>> START
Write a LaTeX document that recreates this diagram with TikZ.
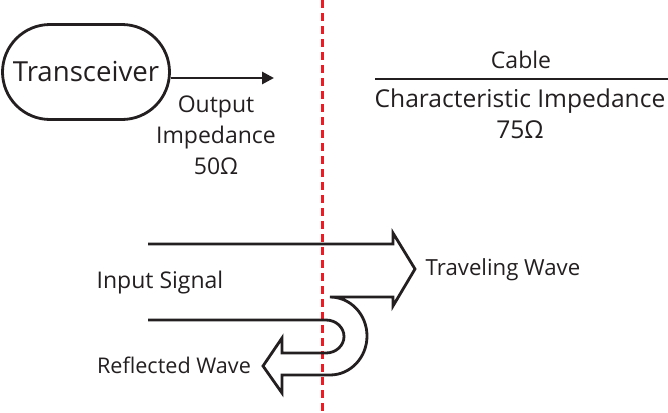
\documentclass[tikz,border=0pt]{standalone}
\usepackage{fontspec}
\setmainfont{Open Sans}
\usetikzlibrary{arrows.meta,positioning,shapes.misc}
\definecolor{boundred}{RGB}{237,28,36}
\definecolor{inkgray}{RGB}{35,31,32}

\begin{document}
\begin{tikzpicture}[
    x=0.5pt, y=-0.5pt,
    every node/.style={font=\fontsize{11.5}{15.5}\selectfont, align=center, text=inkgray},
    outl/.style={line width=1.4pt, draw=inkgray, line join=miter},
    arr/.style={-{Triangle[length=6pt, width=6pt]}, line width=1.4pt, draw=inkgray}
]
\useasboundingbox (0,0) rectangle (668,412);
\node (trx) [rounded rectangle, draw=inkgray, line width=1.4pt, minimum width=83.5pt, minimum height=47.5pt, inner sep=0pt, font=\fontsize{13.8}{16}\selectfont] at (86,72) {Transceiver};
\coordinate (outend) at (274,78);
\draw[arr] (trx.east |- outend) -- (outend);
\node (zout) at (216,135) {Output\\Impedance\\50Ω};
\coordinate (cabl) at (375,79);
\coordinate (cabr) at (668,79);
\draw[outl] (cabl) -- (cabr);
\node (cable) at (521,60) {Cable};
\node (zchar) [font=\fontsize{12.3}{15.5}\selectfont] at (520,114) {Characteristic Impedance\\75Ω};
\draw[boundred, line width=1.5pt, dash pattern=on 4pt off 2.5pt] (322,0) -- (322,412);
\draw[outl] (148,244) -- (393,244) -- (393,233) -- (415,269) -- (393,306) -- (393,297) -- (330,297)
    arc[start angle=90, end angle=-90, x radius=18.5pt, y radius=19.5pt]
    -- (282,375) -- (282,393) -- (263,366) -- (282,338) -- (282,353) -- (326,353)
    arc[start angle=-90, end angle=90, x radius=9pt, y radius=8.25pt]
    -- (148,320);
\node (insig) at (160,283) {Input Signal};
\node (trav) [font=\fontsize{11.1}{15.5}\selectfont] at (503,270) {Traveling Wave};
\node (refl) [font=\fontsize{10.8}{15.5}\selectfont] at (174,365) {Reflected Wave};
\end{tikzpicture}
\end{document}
>> END
Extract the full listing above verbatim; pictures are to be left out of the copy.

▶ Final result
Write a LaTeX document that recreates this diagram with TikZ.
\documentclass[tikz,border=0pt]{standalone}
\usepackage{fontspec}
\setmainfont{Open Sans}
\usetikzlibrary{arrows.meta,positioning,shapes.misc}
\definecolor{boundred}{RGB}{237,28,36}
\definecolor{inkgray}{RGB}{35,31,32}

\begin{document}
\begin{tikzpicture}[
    x=0.5pt, y=-0.5pt,
    every node/.style={font=\fontsize{11.5}{15.5}\selectfont, align=center, text=inkgray},
    outl/.style={line width=1.4pt, draw=inkgray, line join=miter},
    arr/.style={-{Triangle[length=6pt, width=6pt]}, line width=1.4pt, draw=inkgray}
]
\useasboundingbox (0,0) rectangle (668,412);
\node (trx) [rounded rectangle, draw=inkgray, line width=1.4pt, minimum width=83.5pt, minimum height=47.5pt, inner sep=0pt, font=\fontsize{13.8}{16}\selectfont] at (86,72) {Transceiver};
\coordinate (outend) at (274,78);
\draw[arr] (trx.east |- outend) -- (outend);
\node (zout) at (216,135) {Output\\Impedance\\50Ω};
\coordinate (cabl) at (375,79);
\coordinate (cabr) at (668,79);
\draw[outl] (cabl) -- (cabr);
\node (cable) at (521,60) {Cable};
\node (zchar) [font=\fontsize{12.3}{15.5}\selectfont] at (520,114) {Characteristic Impedance\\75Ω};
\draw[boundred, line width=1.5pt, dash pattern=on 4pt off 2.5pt] (322,0) -- (322,412);
\draw[outl] (148,244) -- (393,244) -- (393,233) -- (415,269) -- (393,306) -- (393,297) -- (330,297)
    arc[start angle=90, end angle=-90, x radius=18.5pt, y radius=19.5pt]
    -- (282,375) -- (282,393) -- (263,366) -- (282,338) -- (282,353) -- (326,353)
    arc[start angle=-90, end angle=90, x radius=9pt, y radius=8.25pt]
    -- (148,320);
\node (insig) at (160,283) {Input Signal};
\node (trav) [font=\fontsize{11.1}{15.5}\selectfont] at (503,270) {Traveling Wave};
\node (refl) [font=\fontsize{10.8}{15.5}\selectfont] at (174,365) {Reflected Wave};
\end{tikzpicture}
\end{document}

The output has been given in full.